The Practical Implications of Google's Secondary Profile Recognition
With these kinds of things, the implications are as diverse as the sites found on the web. That said, one thing does stand out to me. Considering that sites are also profiled as entities
these days ensuring you have a single core identity seems to be a priority. However, if you do so want to give your site or brand a secondary profile.... If you do want to venture out into new areas and endeavors that fall a bit outside your core profile you need to ensure it's beyond substantial. Based on what I've seen here if your brand or site aims to have a secondary profile it would need to be nearly as strong as your core.
We've seen plenty of strong profiles ignored by Google in the examples above. Sites being entities means that your secondary profile is subject to similar issues. I would personally be very cautious in creating a secondary facet to my site's or brand's identity, ensuring it would be nearly as dominant as my core profile before venturing out.
A Small Stain On an Otherwise Excellent Record
I want to be clear, Google can do amazing things with recognizing entities. Yes, they have a hard time with sub-profiles. But that does not take away from the leaps Google has made when it comes to understanding entities. In fact, in the coming weeks, I hope to do a similar case study showing some of the advancements Google has made in forming a nuanced understanding of an entity.

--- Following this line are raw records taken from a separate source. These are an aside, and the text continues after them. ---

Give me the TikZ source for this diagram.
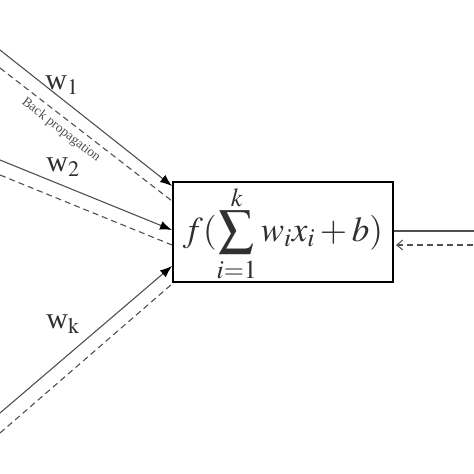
\documentclass[tikz,border=0pt]{standalone}
\usepackage{mathptmx}
\usepackage[no-math]{fontspec}
\setmainfont{Liberation Serif}
\usetikzlibrary{arrows.meta,calc}
\definecolor{ln}{HTML}{505050}
\definecolor{tx}{HTML}{303030}
\newcommand{\liftlim}[2]{\raisebox{#1}[0pt][0pt]{$\scriptstyle #2$}}
\tikzset{
  wire/.style={draw=ln, line width=1.1pt},
  wireback/.style={draw=ln, line width=1.1pt, dash pattern=on 6pt off 4pt},
  tip/.style={-{Latex[length=12pt,width=9pt,color=black]}},
  opentip/.style={{Straight Barb[length=6pt,width=10pt,line width=1pt]}-},
  wlabel/.style={font=\fontsize{30}{32}\selectfont, text=tx, inner sep=0pt},
  neuron/.style={draw=black, line width=2pt, minimum width=220pt, minimum height=100pt, inner sep=0pt}
}
\begin{document}
\begin{tikzpicture}[x=1pt,y=-1pt]
\useasboundingbox (0,0) rectangle (474,474);
\node[neuron, text=tx] (box) at (283,232) {\fontsize{35}{40}\selectfont$\displaystyle f(\sum_{\liftlim{-3pt}{i=1}}^{\liftlim{-10pt}{k}} w_i x_i + b)$};
% free ends
\coordinate (a1) at (0,50);
\coordinate (b1) at (0,68);
\coordinate (a2) at (0,160);
\coordinate (b2) at (0,175);
\coordinate (ak) at (0,413);
\coordinate (bk) at (0,433);
\coordinate (oa) at (474,231);
\coordinate (ob) at (474,245);
% ends on the box (y grows downwards)
\coordinate (t1) at ($(box.north west)+(0,5)$);
\coordinate (u1) at ($(box.north west)+(0,20)$);
\coordinate (t2) at ($(box.west)+(0,-2)$);
\coordinate (u2) at ($(box.west)+(0,13)$);
\coordinate (tk) at ($(box.south west)+(0,-17)$);
\coordinate (uk) at ($(box.south west)+(0,1)$);
\coordinate (ro) at ($(box.east)+(0,-1)$);
\coordinate (rb) at ($(box.east)+(2,13)$);
\draw[wire,tip] (a1) -- (t1);
\draw[wireback] (b1) -- (u1);
\draw[wire,tip] (a2) -- (t2);
\draw[wireback] (b2) -- (u2);
\draw[wire,tip] (ak) -- (tk);
\draw[wireback] (bk) -- (uk);
\draw[wire] (ro) -- (oa);
\draw[wireback,opentip] (rb) -- (ob);
\node[wlabel] (l1) at (62,85) {w$_{\mathrm{1}}$};
\node[wlabel] (l2) at (63,167) {w$_{\mathrm{2}}$};
\node[wlabel] (lk) at (63,324) {w$_{\mathrm{k}}$};
\node[text=ln, font=\fontsize{13.5}{14}\selectfont, rotate=-38, inner sep=0pt] (bp) at (61,130) {Back propagation};
\end{tikzpicture}
\end{document}
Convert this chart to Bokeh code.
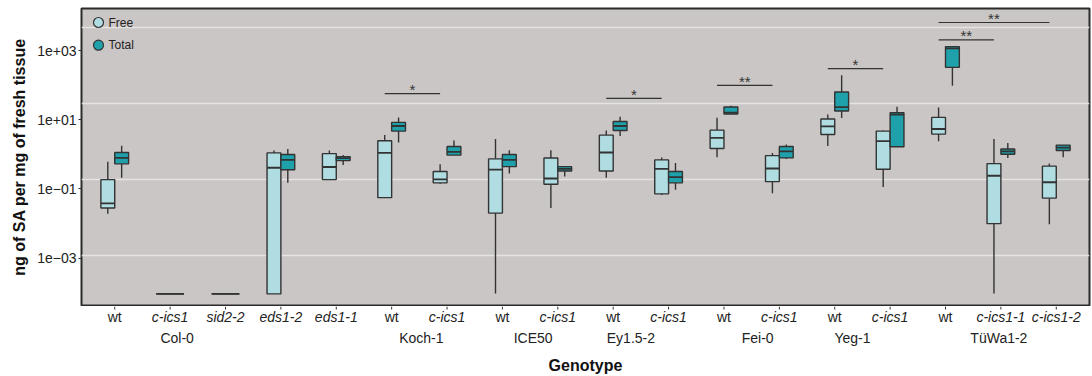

In either case, I think it behooves us to start considering Google's focus on entities and their ability to understand them. There is so much that hinges on how Google both understands entities and is able to relate them to other entities. With evidence that Google is profiling sites themselves as entities (and given what we've seen here), strong consideration to your site's identity is all the more pertinent.